As much as our ego loves to be stroked and tickled there comes a point when, we seek a more discerning eye before submitting it to the Wizard…uh…editor. So the question is, should we fiercely write trusting only our instincts that this is the masterpiece which we are after or should we seek out others to take a look?

Some say nope. Don’t do it; others will taint your inspiration and cause you to second guess the greatest work since Moby Dick. Others say you absolutely must, otherwise how will you know for sure that it is the greatest work…ever?

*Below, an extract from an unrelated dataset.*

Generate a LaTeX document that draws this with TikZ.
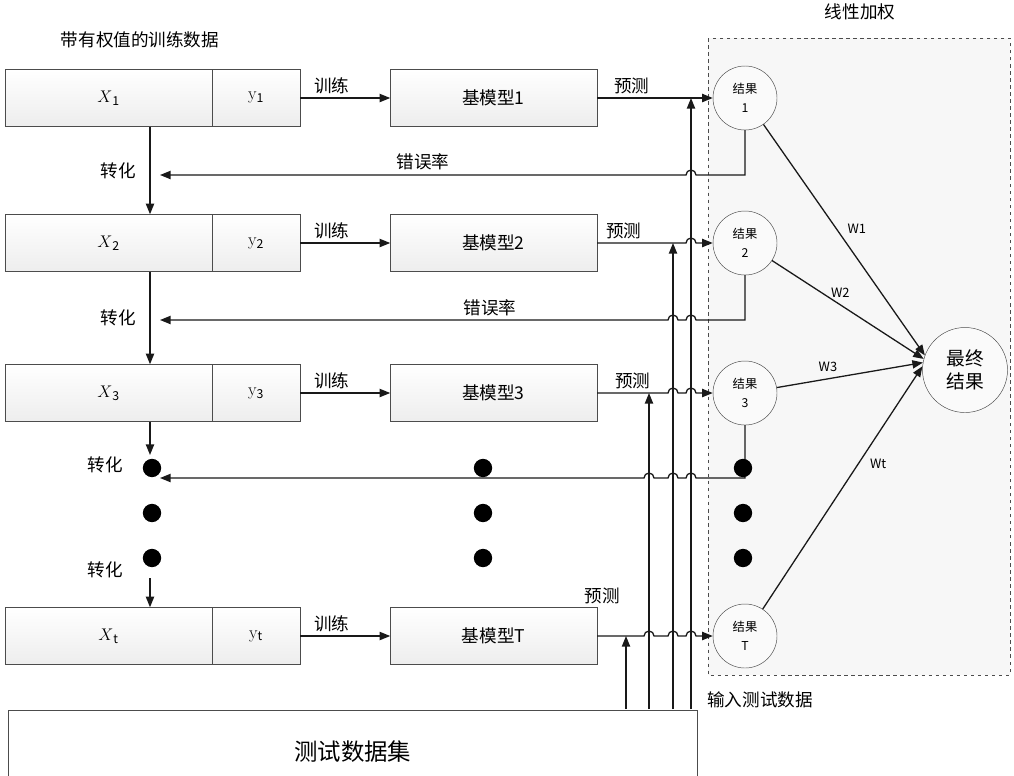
\documentclass[tikz,border=0pt]{standalone}
\usepackage{fontspec}
\setmainfont{Noto Sans CJK SC}
\usetikzlibrary{arrows.meta,calc}
\newfontfamily\lmr{Latin Modern Roman}
\newcommand{\mth}[2]{{\lmr #1$_{\mathrm{#2}}$}}
\begin{document}
\begin{tikzpicture}[x=0.03cm,y=-0.03cm,
    box/.style={draw=gray!60!black, top color=white, bottom color=gray!14, minimum height=1.71cm, inner sep=0pt, font=\fontsize{15}{17}\selectfont},
    res/.style={circle, draw=gray!60!black, fill=gray!4, minimum size=1.92cm, inner sep=0pt, align=center, font=\fontsize{10.5}{16}\selectfont},
    line/.style={draw=gray!20!black, line width=1.1pt},
    arr/.style={line, -{Triangle[length=9pt,width=7pt]}},
    dot/.style={circle, fill=black, minimum size=0.55cm, inner sep=0pt},
    lab/.style={font=\fontsize{15}{17}\selectfont},
    wl/.style={font=\fontsize{11}{13}\selectfont}]
\useasboundingbox (0,0) rectangle (1014,775);

% weighted area
\draw[dashed, gray!60!black, fill=gray!6] (708,38) rectangle (1010,675);
\node[lab] at (860,12) {线性加权};
\node[lab] at (140,40) {带有权值的训练数据};

% training rows
\foreach \i/\y/\s in {1/98/1,2/243/2,3/393/3,t/636/t}{
  \node[box, minimum width=6.21cm] (x\i) at (108.5,\y) {\mth{$X$}{\s}};
  \node[box, minimum width=2.64cm] (y\i) at (256,\y) {\mth{y}{\s}};
  \draw[arr] (y\i.east) -- node[lab, above, pos=0.35] {训练} ++(90,0);
}
\node[box, minimum width=6.21cm] (m1) at (493.5,98) {基模型1};
\node[box, minimum width=6.21cm] (m2) at (493.5,243) {基模型2};
\node[box, minimum width=6.21cm] (m3) at (493.5,393) {基模型3};
\node[box, minimum width=6.21cm] (mt) at (493.5,636) {基模型T};

% results
\node[res] (c1) at (745,98) {结果\\1};
\node[res] (c2) at (745,243) {结果\\2};
\node[res] (c3) at (745,393) {结果\\3};
\node[res] (ct) at (745,636) {结果\\T};
\node[circle, draw=gray!60!black, fill=gray!4, minimum size=2.55cm, inner sep=0pt, align=center, font=\fontsize{16}{20}\selectfont] (fin) at (965,370) {最终\\结果};

% test data
\node[draw=gray!60!black, fill=white, minimum width=20.67cm, minimum height=2.4cm, anchor=north west, font=\fontsize{20}{22}\selectfont, text depth=-0.55cm] (tst) at (8,710) {测试数据集};
\node[lab] at (760,700) {输入测试数据};

% test inputs
\draw[arr] (691,709) -- (691,98);
\draw[arr] (673,709) -- (673,243);
\draw[arr] (649,709) -- (649,393);
\draw[arr] (626,709) -- (626,636);

% predictions
\draw[arr] (m1.east) -- node[lab, above, pos=0.3] {预测} (c1.west);
\draw[arr] (m2.east) -- node[lab, above, pos=0.3] {预测} (686,243) arc[start angle=180,end angle=0,radius=0.15cm] -- (c2.west);
\draw[arr] (m3.east) -- node[lab, above, pos=0.5] {预测} (668,393) arc[start angle=180,end angle=0,radius=0.15cm] -- (686,393) arc[start angle=180,end angle=0,radius=0.15cm] -- (c3.west);
\node[lab] at (602,596) {预测};
\draw[arr] (mt.east) -- (644,636) arc[start angle=180,end angle=0,radius=0.15cm] -- (668,636) arc[start angle=180,end angle=0,radius=0.15cm] -- (686,636) arc[start angle=180,end angle=0,radius=0.15cm] -- (ct.west);

% error rates
\draw[arr] (c1.south) -- (745,175) -- (696,175) arc[start angle=0,end angle=180,radius=0.15cm] -- node[lab, above] {错误率} (160,175);
\draw[arr] (c2.south) -- (745,320) -- (696,320) arc[start angle=0,end angle=180,radius=0.15cm] -- (678,320) arc[start angle=0,end angle=180,radius=0.15cm] -- node[lab, above, pos=0.35] {错误率} (160,320);
\draw[arr] (c3.south) -- (745,478) -- (696,478) arc[start angle=0,end angle=180,radius=0.15cm] -- (678,478) arc[start angle=0,end angle=180,radius=0.15cm] -- (654,478) arc[start angle=0,end angle=180,radius=0.15cm] -- (160,478);

% conversions
\draw[arr] (x1.south -| 150,0) -- node[lab, left=8pt] {转化} (x2.north -| 150,0);
\draw[arr] (x2.south -| 150,0) -- node[lab, left=8pt] {转化} (x3.north -| 150,0);
\draw[arr] (x3.south -| 150,0) -- (150,455);
\node[lab] at (105,465) {转化};
\node[lab] at (105,570) {转化};
\draw[arr] (150,578) -- (xt.north -| 150,0);

% dots
\foreach \x in {152,483,743}{
  \node[dot] at (\x,468) {};
  \node[dot] at (\x,513) {};
  \node[dot] at (\x,558) {};
}

% weights
\draw[arr] (c1) -- node[wl, pos=0.45, right=6pt] {W1} (fin.160);
\draw[arr] (c2) -- node[wl, pos=0.45, above=2pt] {W2} (fin.165);
\draw[arr] (c3) -- node[wl, pos=0.35, above=2pt] {W3} (fin.170);
\draw[arr] (ct) -- node[wl, pos=0.6, right=6pt] {Wt} (fin.175);
\end{tikzpicture}
\end{document}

Well, I agree with the latter. It is good to allow what Stephen King calls the Ideal Readers a go at your work. Now I’m not suggesting that your mother or Auntie Em do it, pinching your cheeks and smiling over the rim of their bifocals telling you that everything you write is perfect and this is no different. Your Ideal Readers will not need to point out every grammar faux pas or tell you that there are too many spaces between ‘he’ and ‘said’. If they do catch them, great. But they should read just as Steve suggests (yep, first name basis), as the one most likely to peruse through your section of the local bookstore seeking that one book to delve into. They should read for pleasure, flow of story, sections that sound off and to ensure it hits the mark as a romance or mystery or whatever your genre might be. I’m talking about the IR who will read with a critical eye, pointing out the two-page description of the meadow that you just absolutely could not part with. Your IR will tell you that the name Jerome just doesn’t fit the tall, Italian hero. They’ll be honest, forthright and kind.

Face it, you’ve spent months inside of the story and even after walking away from it and allowing it to settle you’re going to miss things. You, like most everyone, love the sound your own voice. You need an objective look on things from someone who hasn’t lived and breathed it for the past six months.

Let them at it! Once it’s published don’t forget to send a copy to Momma and Auntie Em.